Оставь нас, гордый человек;

Мы дики, нет у нас законов,

Мы не терзаем, не казним.[291]

Все это, конечно, фантастично, но «гордый-то человек» реален и метко схвачен. В первый раз схвачен он у нас Пушкиным, и это надо запомнить. Именно, именно, чуть не по нем, и он злобно растерзает и казнит за свою обиду или, что даже удобнее, вспомнив о принадлежности своей к одному из четырнадцати классов, сам возопиет, может быть (ибо случалось и это), к закону, терзающему и казнящему, и призовет его, только бы отомщена была личная обида его. Нет, эта гениальная поэма не подражание! Тут уже подсказывается русское решение вопроса, «проклятого вопроса», по народной вере и правде: «Смирись, гордый человек, и прежде всего сломи свою гордость. Смирись, праздный человек, и прежде всего потрудись на родной ниве», вот это решение по народной правде и народному разуму. «Не вне тебя правда, а в тебе самом; найди себя в себе, подчини себя себе, овладей собой – и узришь правду. Не в вещах эта правда, не вне тебя и не за морем где-нибудь, а прежде всего в твоем собственном труде над собою. Победишь себя, усмиришь себя – и станешь свободен как никогда и не воображал себе, и начнешь великое дело, и других свободными сделаешь, и узришь счастье, ибо наполнится жизнь твоя, и поймешь наконец народ свой и святую правду его. Не у цыган и нигде мировая гармония, если ты первый сам ее недостоин, злобен и горд и требуешь жизни даром, даже и не предполагая, что за нее надобно заплатить». Это решение вопроса в поэме Пушкина уже сильно подсказано. Еще яснее выражено оно в «Евгении Онегине», поэме уже не фантастической, но осязательно реальной, в которой воплощена настоящая русская жизнь с такою творческою силой и с такою законченностию, какой и не бывало до Пушкина, да и после его, пожалуй.

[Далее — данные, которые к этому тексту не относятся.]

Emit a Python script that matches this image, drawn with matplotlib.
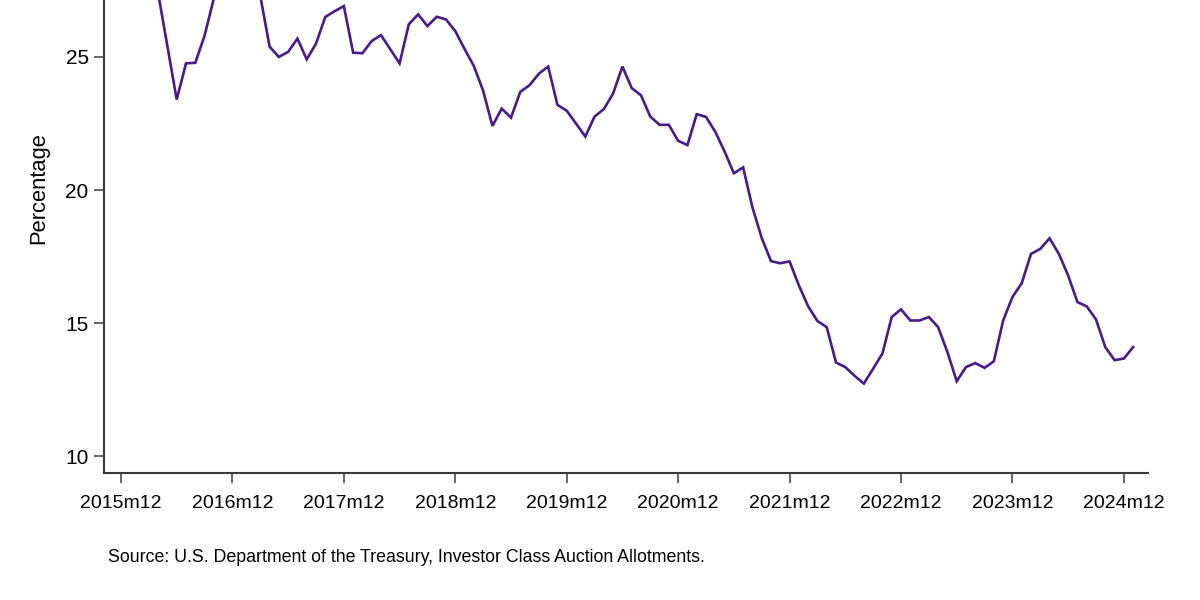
import matplotlib
matplotlib.use('Agg')
from matplotlib import pyplot as plt

plt.rcParams['font.family'] = ['Liberation Sans', 'DejaVu Sans']

# months counted from 2015m12 (= 0); series runs 2016m1 .. 2025m1
start_month = 1
# share of auction allotments, percent (first months sit above the visible frame)
share = [
    29.0, 30.5, 29.5, 27.4, 25.4, 23.4, 24.76, 24.78, 25.8, 27.2, 28.4, 29.0,
    28.7, 28.0, 27.3, 25.39, 25.0, 25.19, 25.69, 24.91, 25.5, 26.5, 26.72, 26.91,
    25.16, 25.14, 25.6, 25.82, 25.29, 24.76, 26.23, 26.6, 26.16, 26.51, 26.41, 25.97,
    25.3, 24.66, 23.73, 22.41, 23.06, 22.72, 23.69, 23.94, 24.37, 24.64, 23.2, 22.98,
    22.5, 22.01, 22.76, 23.04, 23.63, 24.64, 23.83, 23.56, 22.76, 22.45, 22.45, 21.85,
    21.69, 22.85, 22.75, 22.19, 21.45, 20.63, 20.85, 19.35, 18.2, 17.33, 17.25, 17.32,
    16.42, 15.63, 15.08, 14.85, 13.52, 13.35, 13.02, 12.73, 13.29, 13.86, 15.23, 15.52,
    15.1, 15.1, 15.23, 14.85, 13.91, 12.82, 13.35, 13.5, 13.32, 13.57, 15.1, 15.98,
    16.5, 17.6, 17.79, 18.19, 17.6, 16.79, 15.79, 15.63, 15.14, 14.1, 13.61, 13.67,
    14.1,
]
tick_years = [2015, 2016, 2017, 2018, 2019, 2020, 2021, 2022, 2023, 2024]
y_ticks = [10, 15, 20, 25]

months = list(range(start_month, start_month + len(share)))
tick_pos = [(y - 2015) * 12 for y in tick_years]
tick_labels = ['%dm12' % y for y in tick_years]

fig = plt.figure(figsize=(12, 6), dpi=100)
ax = fig.add_axes([104 / 1200, 1 - 473 / 600, 1044 / 1200, 473 / 600])

ax.plot(months, share, color='#4a1a8c', linewidth=1.9, solid_joinstyle='miter')

ax.set_xlim(-1.83, 110.6)
ax.set_ylim(9.37, 27.14)

for side in ['top', 'right']:
    ax.spines[side].set_visible(False)
for side in ['left', 'bottom']:
    ax.spines[side].set_color('#3a3a3a')
    ax.spines[side].set_linewidth(1.5)

ax.set_xticks(tick_pos)
ax.set_xticklabels(tick_labels)
ax.set_yticks(y_ticks)
ax.tick_params(axis='both', direction='out', length=7, width=1.1, color='#3a3a3a')
ax.tick_params(axis='x', labelsize=14, pad=8.5)
ax.tick_params(axis='y', labelsize=15, pad=4)

fig.text(39 / 1200, 1 - 188 / 600, 'Percentage', rotation=90,
         ha='center', va='center', fontsize=15.8)
fig.text(108 / 1200, 1 - 558 / 600,
         'Source: U.S. Department of the Treasury, Investor Class Auction Allotments.',
         ha='left', va='center', fontsize=12.8)

fig.savefig('out.png', dpi=100)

Онегин приезжает из Петербурга – непременно из Петербурга, это несомненно необходимо было в поэме, и Пушкин не мог упустить такой крупной реальной черты в биографии своего героя. Повторяю опять, это тот же Алеко, особенно потом, когда он восклицает в тоске:

Зачем, как тульский заседатель,

Я не лежу в параличе?[292]

Но теперь, в начале поэмы он пока еще наполовину фат и светский человек, и слишком еще мало жил, чтоб успеть вполне разочароваться в жизни. Но и его уже начинает посещать и беспокоить

Бес благородный скуки тайной.[293]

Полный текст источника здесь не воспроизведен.